Рассказ Грина «По закону»20 не является строго биографическим, но первые две с половиной страницы, несомненно, ярко и остроумно изображают самого Александра в период его пребывания в Одессе. Вот как он себя описывает: «Наконец я приехал в Одессу. Этот огромный южный порт был, для моих шестнадцати лет, — дверью мира, началом кругосветного плавания, к которому я стремился, имея весьма смутные представления о морской жизни. Казалось мне, что уже один вид корабля кладет начало какому-то бесконечному приключению, серии романов и потрясающих событий, овеянных шумом волн. Вид черной матросской ленты повергал меня в трепет, в восторженную зависть к этим существам тропических стран (тропические страны для меня начинались тогда от зоологического магазина на Дерибасовской21, где за стеклом сидели пестрые, как шуты, попугаи), все, встречаемые мной, моряки и, в особенности, матросы в их странной, волнующей отблесками неведомого, одежде, — были герои, гении, люди из волшебного круга далеких морей. Меня пленяла фуражка без козырька с золотой надписью «Олег», «Саратов», «Мария», «Блеск», «Гранвиль»... голубые полосы тельника под распахнутым клином белой, как снег, голландки, красные и синие пояса с болтающимся финским ножом или кривым греческим кинжальчиком с мозаичной рукояткой, я присматривался, как к откровению, к неуклюжему низу расширенных длинных брюк, к загорелым, прищуренным лицам, к простым черным, лакированным табакеркам с картинкой на крышке, из которых эти, впущенные в морской рай, безумно счастливые герои вынимали листики прозрачной папиросной бумаги, скручивая ее с табаком так ловко и быстро, что я приходил в отчаяние. Никогда не быть мне настоящим морским волком! Я даже не знал, удастся ли поступить мне на пароход.

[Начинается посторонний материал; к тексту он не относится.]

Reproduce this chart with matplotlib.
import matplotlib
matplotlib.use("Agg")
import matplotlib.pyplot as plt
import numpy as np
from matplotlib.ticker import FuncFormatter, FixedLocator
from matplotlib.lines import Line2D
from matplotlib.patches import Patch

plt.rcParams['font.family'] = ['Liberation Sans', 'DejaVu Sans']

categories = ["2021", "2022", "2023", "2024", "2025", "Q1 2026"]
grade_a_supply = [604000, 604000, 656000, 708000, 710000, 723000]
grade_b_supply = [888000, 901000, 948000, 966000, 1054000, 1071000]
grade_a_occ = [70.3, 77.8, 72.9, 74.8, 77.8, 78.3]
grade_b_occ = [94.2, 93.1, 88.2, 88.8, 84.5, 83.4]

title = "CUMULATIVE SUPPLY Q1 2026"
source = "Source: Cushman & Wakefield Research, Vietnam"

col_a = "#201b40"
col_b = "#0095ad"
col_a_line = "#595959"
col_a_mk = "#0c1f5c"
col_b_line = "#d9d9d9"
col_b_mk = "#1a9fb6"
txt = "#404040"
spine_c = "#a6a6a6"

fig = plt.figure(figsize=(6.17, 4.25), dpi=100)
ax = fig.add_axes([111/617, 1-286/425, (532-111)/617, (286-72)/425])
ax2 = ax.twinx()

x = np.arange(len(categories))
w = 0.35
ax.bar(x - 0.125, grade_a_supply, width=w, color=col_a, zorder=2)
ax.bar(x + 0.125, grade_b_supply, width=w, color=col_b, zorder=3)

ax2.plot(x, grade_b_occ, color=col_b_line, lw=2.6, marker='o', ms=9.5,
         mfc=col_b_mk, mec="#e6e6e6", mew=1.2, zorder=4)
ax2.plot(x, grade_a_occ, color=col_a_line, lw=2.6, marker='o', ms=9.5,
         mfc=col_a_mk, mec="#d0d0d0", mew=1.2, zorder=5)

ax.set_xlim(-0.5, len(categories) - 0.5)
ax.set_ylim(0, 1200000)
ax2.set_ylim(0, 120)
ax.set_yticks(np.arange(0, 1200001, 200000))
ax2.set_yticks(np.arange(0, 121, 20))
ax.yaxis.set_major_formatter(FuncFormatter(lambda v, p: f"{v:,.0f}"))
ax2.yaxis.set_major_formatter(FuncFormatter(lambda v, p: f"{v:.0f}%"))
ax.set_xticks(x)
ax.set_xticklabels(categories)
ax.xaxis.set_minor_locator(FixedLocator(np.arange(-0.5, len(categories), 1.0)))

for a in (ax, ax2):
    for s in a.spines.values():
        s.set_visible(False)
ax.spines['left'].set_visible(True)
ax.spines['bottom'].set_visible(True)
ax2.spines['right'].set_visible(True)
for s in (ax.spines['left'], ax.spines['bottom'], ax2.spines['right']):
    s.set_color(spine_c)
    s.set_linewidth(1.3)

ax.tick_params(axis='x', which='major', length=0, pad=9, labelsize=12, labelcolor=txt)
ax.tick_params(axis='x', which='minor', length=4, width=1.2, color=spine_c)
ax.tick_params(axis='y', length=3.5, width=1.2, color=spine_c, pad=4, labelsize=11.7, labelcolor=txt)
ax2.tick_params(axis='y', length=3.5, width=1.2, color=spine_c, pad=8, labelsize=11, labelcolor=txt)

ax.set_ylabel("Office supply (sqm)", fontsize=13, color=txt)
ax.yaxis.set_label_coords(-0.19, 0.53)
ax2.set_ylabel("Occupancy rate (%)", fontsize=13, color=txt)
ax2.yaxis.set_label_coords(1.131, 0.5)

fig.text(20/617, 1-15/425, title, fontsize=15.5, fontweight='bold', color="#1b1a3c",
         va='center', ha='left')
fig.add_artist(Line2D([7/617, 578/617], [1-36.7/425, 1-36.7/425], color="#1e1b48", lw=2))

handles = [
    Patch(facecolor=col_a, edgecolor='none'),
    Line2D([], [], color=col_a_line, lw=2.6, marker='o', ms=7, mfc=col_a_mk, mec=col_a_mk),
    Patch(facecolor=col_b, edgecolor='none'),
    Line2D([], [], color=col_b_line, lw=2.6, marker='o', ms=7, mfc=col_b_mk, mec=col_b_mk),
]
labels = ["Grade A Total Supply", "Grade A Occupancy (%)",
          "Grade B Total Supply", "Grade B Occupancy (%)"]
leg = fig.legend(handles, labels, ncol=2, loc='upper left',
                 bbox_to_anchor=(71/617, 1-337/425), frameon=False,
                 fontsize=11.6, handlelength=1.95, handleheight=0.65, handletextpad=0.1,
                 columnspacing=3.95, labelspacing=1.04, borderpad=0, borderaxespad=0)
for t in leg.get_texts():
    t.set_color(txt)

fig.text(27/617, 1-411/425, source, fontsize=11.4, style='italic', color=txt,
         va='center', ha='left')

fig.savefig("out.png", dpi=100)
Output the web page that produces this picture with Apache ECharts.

Довольно сказать вам, что я приехал в Одессу из Вятки. Контраст был громаден! Я проводил дни на улицах, рассматривая витрины или бродя в порту, где, на каждом шагу, открывал Америку. Здесь бился пульс мира. Горы угля, рев гудков и сирен, заставляющий плакать мое сердце зовом в Америку и Китай, Австралию и Японию, — по океанам, по проливам, вокруг мыса Доброй Надежды! Вот когда география совершила злое дело. Я рылся в материках, как щепках, но даже простой угольный пароход отвергал мои предложения, не говоря уже о гигантах Добровольного флота22 или изящных великанах Русского общества.23 Было лето, стояла удушливая жара, но, в пыли и зное, обливаясь потом, выхаживал я каждый день молы, останавливаясь перед вновь прибывшими пароходами, и, после колебания, взбирался на палубу по трапу, сотрясаемому шагами грузчиков. Обычно у трюма, извергающего груз под грохот лебедки, под отчаянный крик турка: «Вира!» или «Майна!»24, торчат фигура старшего помощника с накладными в руках, и он, выслушав мой вопрос: «Нет ли вакансии?» — рассеянно отвечал: — «Нет». Иногда матросы осыпали меня насмешками, и, должно быть, действительно казался я смешон с моей претензией быть матросом корабля дальнего плавания, я, шестнадцатилетний, безусый, тщедушный, узкоплечий отрок, в соломенной шляпе (она скоро потеряла для меня иллюзию «мексиканской панамы «), ученической серой куртке, подпоясанный ремнем с медной бляхой и в огромных охотничьих сапогах.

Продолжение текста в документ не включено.